Well, as descriptive subject lines go, that one takes the cake. I clicked on it hoping for some fresh insight, and at least half expecting to see the same solutions I already know and would use if I still had time for email, but instead I found everything that the question encapsulated written out in long hand.

What’s was that called? The Socratic method? If I hadn’t been wrestling with the same problem myself, I wouldn’t even be here.

The only differences I see between the times when email has seemed like a tool, which I think I’m getting back to, and when it seems like I’m paddling up a waterfall are time and consistency. If you keep on top of it, it really isn’t all that bad. When you get busy and it piles up, you start missing the important messages amid the bulk of your unchecked emails.
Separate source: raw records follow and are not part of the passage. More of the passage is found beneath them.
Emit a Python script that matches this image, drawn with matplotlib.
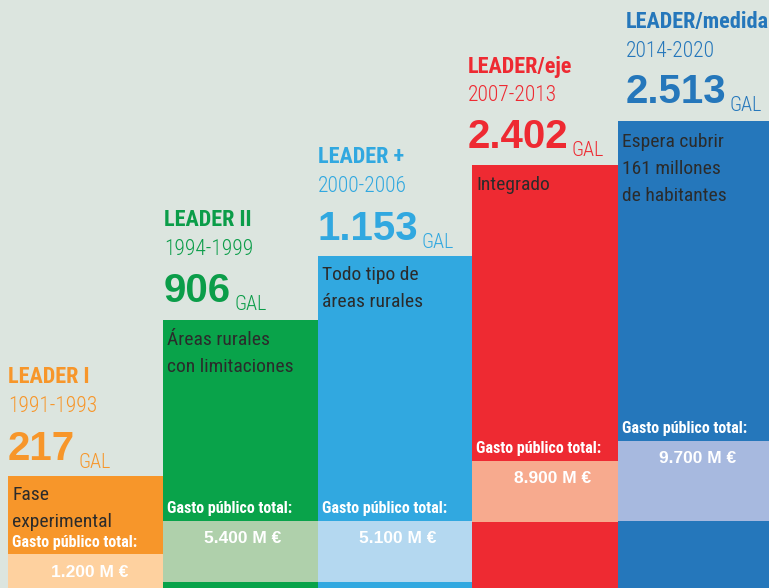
import matplotlib.pyplot as plt

# datos del gráfico (escalera LEADER)
programas = ['LEADER I', 'LEADER II', 'LEADER +', 'LEADER/eje', 'LEADER/medida']
periodos = ['1991-1993', '1994-1999', '2000-2006', '2007-2013', '2014-2020']
gal = ['217', '906', '1.153', '2.402', '2.513']
descripcion = [['Fase', 'experimental'],
               ['Áreas rurales', 'con limitaciones'],
               ['Todo tipo de', 'áreas rurales'],
               ['Integrado'],
               ['Espera cubrir', '161 millones', 'de habitantes']]
gasto = ['1.200 M €', '5.400 M €', '5.100 M €', '8.900 M €', '9.700 M €']

# alturas de los escalones (px)
alturas = [112, 268, 332, 423, 467]
banda_inf = [0, 6, 6, 66, 67]
banda_sup = [34, 67, 67, 127, 147]

bordes = [8, 163, 318, 472, 618, 769]
col_fuerte = ['#f7962a', '#09a34a', '#31a8e0', '#ee2a32', '#2577bb']
col_suave = ['#fed19f', '#afd0ab', '#b4d8f0', '#f7aa8e', '#a7b9df']
col_texto = ['#f7962a', '#0b9d49', '#31a8e0', '#ee2a32', '#2577bb']

FONDO = '#dce5df'
COND = ['Roboto Condensed', 'DejaVu Sans']
SANS = ['Liberation Sans', 'DejaVu Sans']

fig = plt.figure(figsize=(7.69, 5.88), dpi=100, facecolor=FONDO)
ax = fig.add_axes([0, 0, 1, 1])
ax.set_facecolor(FONDO)
ax.set_xlim(0, 769)
ax.set_ylim(0, 588)
ax.axis('off')

H = 588


def y(px):
    # de coordenada de pantalla (desde arriba) a coordenada de datos
    return H - px


# posiciones del texto (baseline, px desde arriba)
x_titulo = [8, 164, 318, 468, 626]
y_titulo = [383, 226, 163, 73, 28]
y_periodo = [412, 255, 192, 101, 57]
y_gal = [460, 302, 240, 148, 103]
y_desc = [500, 345, 280, 190, 147]
y_gasto_lbl = [547, 513, 513, 453, 433]
y_gasto_val = [577, 543, 543, 483, 463]
x_gasto_val = [90, 243, 398, 553, 698]

for i in range(5):
    x0 = bordes[i]
    ancho = bordes[i + 1] - bordes[i]
    ax.bar(x0, alturas[i], width=ancho, align='edge', color=col_fuerte[i],
           linewidth=0)
    ax.bar(x0, banda_sup[i] - banda_inf[i], bottom=banda_inf[i], width=ancho,
           align='edge', color=col_suave[i], linewidth=0)

    xt = x_titulo[i]
    ax.text(xt, y(y_titulo[i]), programas[i], color=col_texto[i],
            fontsize=16, fontweight='bold', family=COND, va='baseline')
    ax.text(xt, y(y_periodo[i]), periodos[i], color=col_texto[i],
            fontsize=15.5, fontweight='light', family=COND, va='baseline')
    t = ax.text(xt, y(y_gal[i]), gal[i], color=col_texto[i],
                fontsize=29, fontweight='bold', family=SANS, va='baseline')
    ax.annotate('GAL', xy=(1, 0), xycoords=t, xytext=(3, 0),
                textcoords='offset pixels', color=col_texto[i],
                fontsize=14.5, fontweight='light', family=COND,
                va='baseline', ha='left')

    for k, linea in enumerate(descripcion[i]):
        ax.text(x0 + 4, y(y_desc[i] + 27 * k), linea, color='#2b2b2b',
                fontsize=14, family=COND, va='baseline')
    ax.text(x0 + 4, y(y_gasto_lbl[i]), 'Gasto público total:', color='white',
            fontsize=11.5, fontweight='bold', family=COND, va='baseline')
    ax.text(x_gasto_val[i], y(y_gasto_val[i]), gasto[i], color='white',
            fontsize=12.5, fontweight='bold', family=SANS, va='baseline',
            ha='center')

fig.savefig('out.png', dpi=100, facecolor=FONDO)
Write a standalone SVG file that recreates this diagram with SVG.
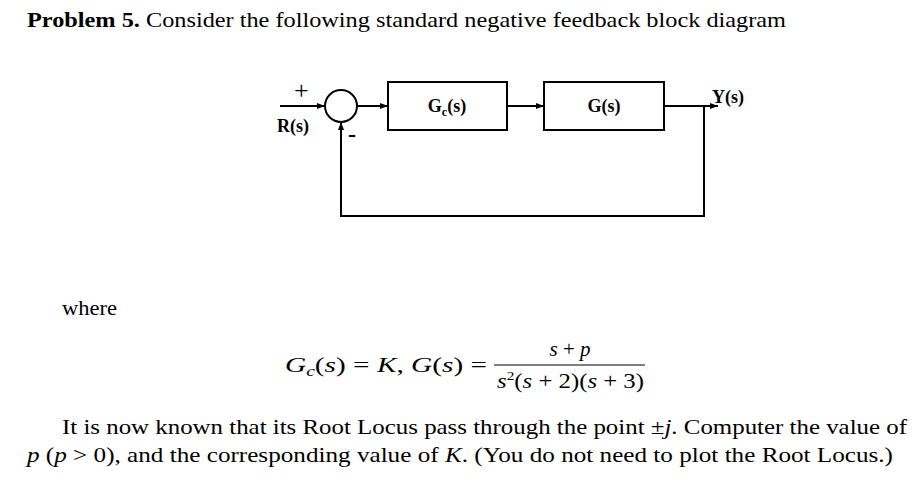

So learn all the little tricks to organizing and managing your inbox, and figure out what works for you there, but whatever you do, make sure you keep doing it (unless you just auto delete everything; that’s really asking for trouble).

Which brings me to pet peeves: you asked if it’s really possible for email to be less painful. The key to avoiding email pain is to give them up. No one is perfect, and if your organization is healthy then you get new users all the time, who are going to continue to make the same mistakes as their predecessors, albeit with their own unique twists. Accept them. Mentor them if necessary. Just don’t keep pet peeves, because that’s actually where the passion in email comes from, not the marathon of getting through your inbox.

Thank you for picking my brain. I feel better already. And May the Fourth be with you.

Kristen King

You’re welcome, Dennis. And thank you. I love your perspective on pet peeves. Focusing on staying on top of things, picking a method and being consistent with it, and mentoring folks to better email behavior — these are the keys.

Insert joke about Return of the Fifth here.

Kristen King

YES. I like bullets and bold for key points.

I’ve been known to write a long email and then cut it down. Sometimes I get carried away! But I try to edit myself so as not to drive others bonkers.